Q. It’s shocking that anybody would want to replicate New Orleans.

A. Yes, but that flaw is only being talked about after Katrina. And even now they are talking about reinforcing the bowl. They’re not talking about taking away the bowl. Because once you have a levee, you have to get addicted to the levee.

Q. Speaking of India, tell me about your new book, which is about the Deccan Peninsula and the city of Bangalore.

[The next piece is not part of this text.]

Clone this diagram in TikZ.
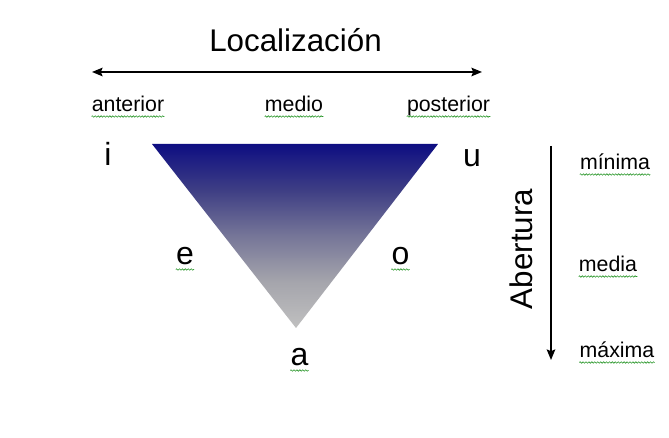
\documentclass[tikz,border=0pt]{standalone}
\usepackage{fontspec}
\setmainfont{Liberation Sans}
\usetikzlibrary{arrows.meta,calc,decorations.pathmorphing}
\definecolor{squiggreen}{RGB}{40,150,40}
\pgfdeclareverticalshading{trishade}{100bp}{%
  rgb(0bp)=(0.753,0.753,0.753);
  rgb(25bp)=(0.753,0.753,0.753);
  rgb(37.5bp)=(0.647,0.647,0.675);
  rgb(50bp)=(0.463,0.463,0.596);
  rgb(62.5bp)=(0.243,0.243,0.518);
  rgb(75bp)=(0.055,0.055,0.510);
  rgb(100bp)=(0.055,0.055,0.510)}
\tikzset{
  >={Stealth[length=8pt,width=6.5pt,inset=1.5pt]},
  title/.style={anchor=base,inner sep=0pt,font=\fontsize{23.5}{28}\selectfont},
  lbl/.style={anchor=base,inner sep=0pt,font=\fontsize{16}{19}\selectfont},
  vowel/.style={anchor=base,inner sep=0pt,font=\fontsize{24}{29}\selectfont},
  axis/.style={line width=1.2pt,draw=black},
  squig/.style={draw=squiggreen,line width=0.45pt,decorate,
    decoration={zigzag,segment length=2.2pt,amplitude=0.55pt}}
}
\newcommand{\squigunder}[1]{\draw[squig] ($(#1.base west)+(0,4.5)$) -- ($(#1.base east)+(0,4.5)$);}
\begin{document}
\begin{tikzpicture}[x=0.75pt,y=-0.75pt]
\useasboundingbox[fill=white] (0,0) rectangle (669,438);
% triangle
\coordinate (tl) at (152,144);
\coordinate (tr) at (438,144);
\coordinate (bt) at (296,328);
\shade[shading=trishade] (tl) -- (tr) -- (bt) -- cycle;
% title and horizontal axis
\node[title] (loc) at (295.5,52) {Localización};
\coordinate (hl) at (92,72);
\coordinate (hr) at (482,72);
\draw[axis,<->] (hl) -- (hr);
\node[lbl] (ant) at (128,112) {anterior};
\node[lbl] (med) at (294,112) {medio};
\node[lbl] (pos) at (448.5,112) {posterior};
% vowels
\node[vowel] (vi) at (108,166) {i};
\node[vowel] (vu) at (472,167) {u};
\node[vowel] (ve) at (185,265) {e};
\node[vowel] (vo) at (400.5,265) {o};
\node[vowel] (va) at (299.5,366) {a};
% vertical axis
\coordinate (vt) at (551,146);
\coordinate (vb) at (551,360);
\draw[axis,->] (vt) -- (vb);
\node[title,rotate=90,anchor=base] (abe) at (532,249) {Abertura};
\node[lbl] (min) at (615,170) {mínima};
\node[lbl] (mdi) at (608,272) {media};
\node[lbl] (max) at (617,358) {máxima};
% spell-check squiggles
\squigunder{ant}
\squigunder{med}
\squigunder{pos}
\squigunder{ve}
\squigunder{vo}
\squigunder{va}
\squigunder{min}
\squigunder{mdi}
\squigunder{max}
\end{tikzpicture}
\end{document}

A. Bangalore is sort of the outsourcing job capital of the world today. It’s a major metropolis. And development in countries like India that have a history of colonialism, it’s very rapid—it’s almost like a flood. We took on the challenge of finding out: How was this city made? How was it inhabited? And where can we go with it today?

Q. What is the city like?

A. Bangalore has actually grown from many seeds, and they’re all being accumulated, so today it’s a city of about 6 million people. People in India describe it as “the garden city of India.” It’s more verdant that other cities, it has a wonderful climate. The young people want to go there, and the old people want to settle there. There’s a lot of IT companies in the world today that are actually there. But because of Bangalore’s success in marketing itself, it’s also like many other cities in India or Asia, and it’s just developing without any thought to the land or the landscape.

Q. So New Orleans and Bangalore, though very different, seem to face the same challenge: Finding a way to develop in a way that nature will allow.

A. We don’t define it as a divide between humans and nature. All design, even in the Mississippi, will always have a human hand. We’re just saying, ‘What kind of attitude toward habitation should we have?’ When people live in the delta of Bangladesh, their hand was in the landscape [but] a key thing is that they negotiated that dynamism rather than controlled it. I think we’re just trying to move out of the “battle” language. It doesn’t work in Iraq and it’s not going to work with these landscapes. You cannot separate soil and water.

Q. So you would like to see us, maybe, accept the presence of water in these areas?

A. I think you can harness it to work for the way we want to live. It’s harnessing it rather than trying to shut it out. The difference is, you build a wall of resistance and the pressure on the other side gets more and more and you keep building the levees higher. It’s on that trajectory. Then why not just change the question and say we’re going to negotiate this fluidity. Which doesn’t mean you live in a less developed way or have to go into some romantically rural attitude, but it has to have a different kind of tenaciousness into how we think of architecture, engineering, structures, the practice of what we do, why we are living there. All of that is up for question.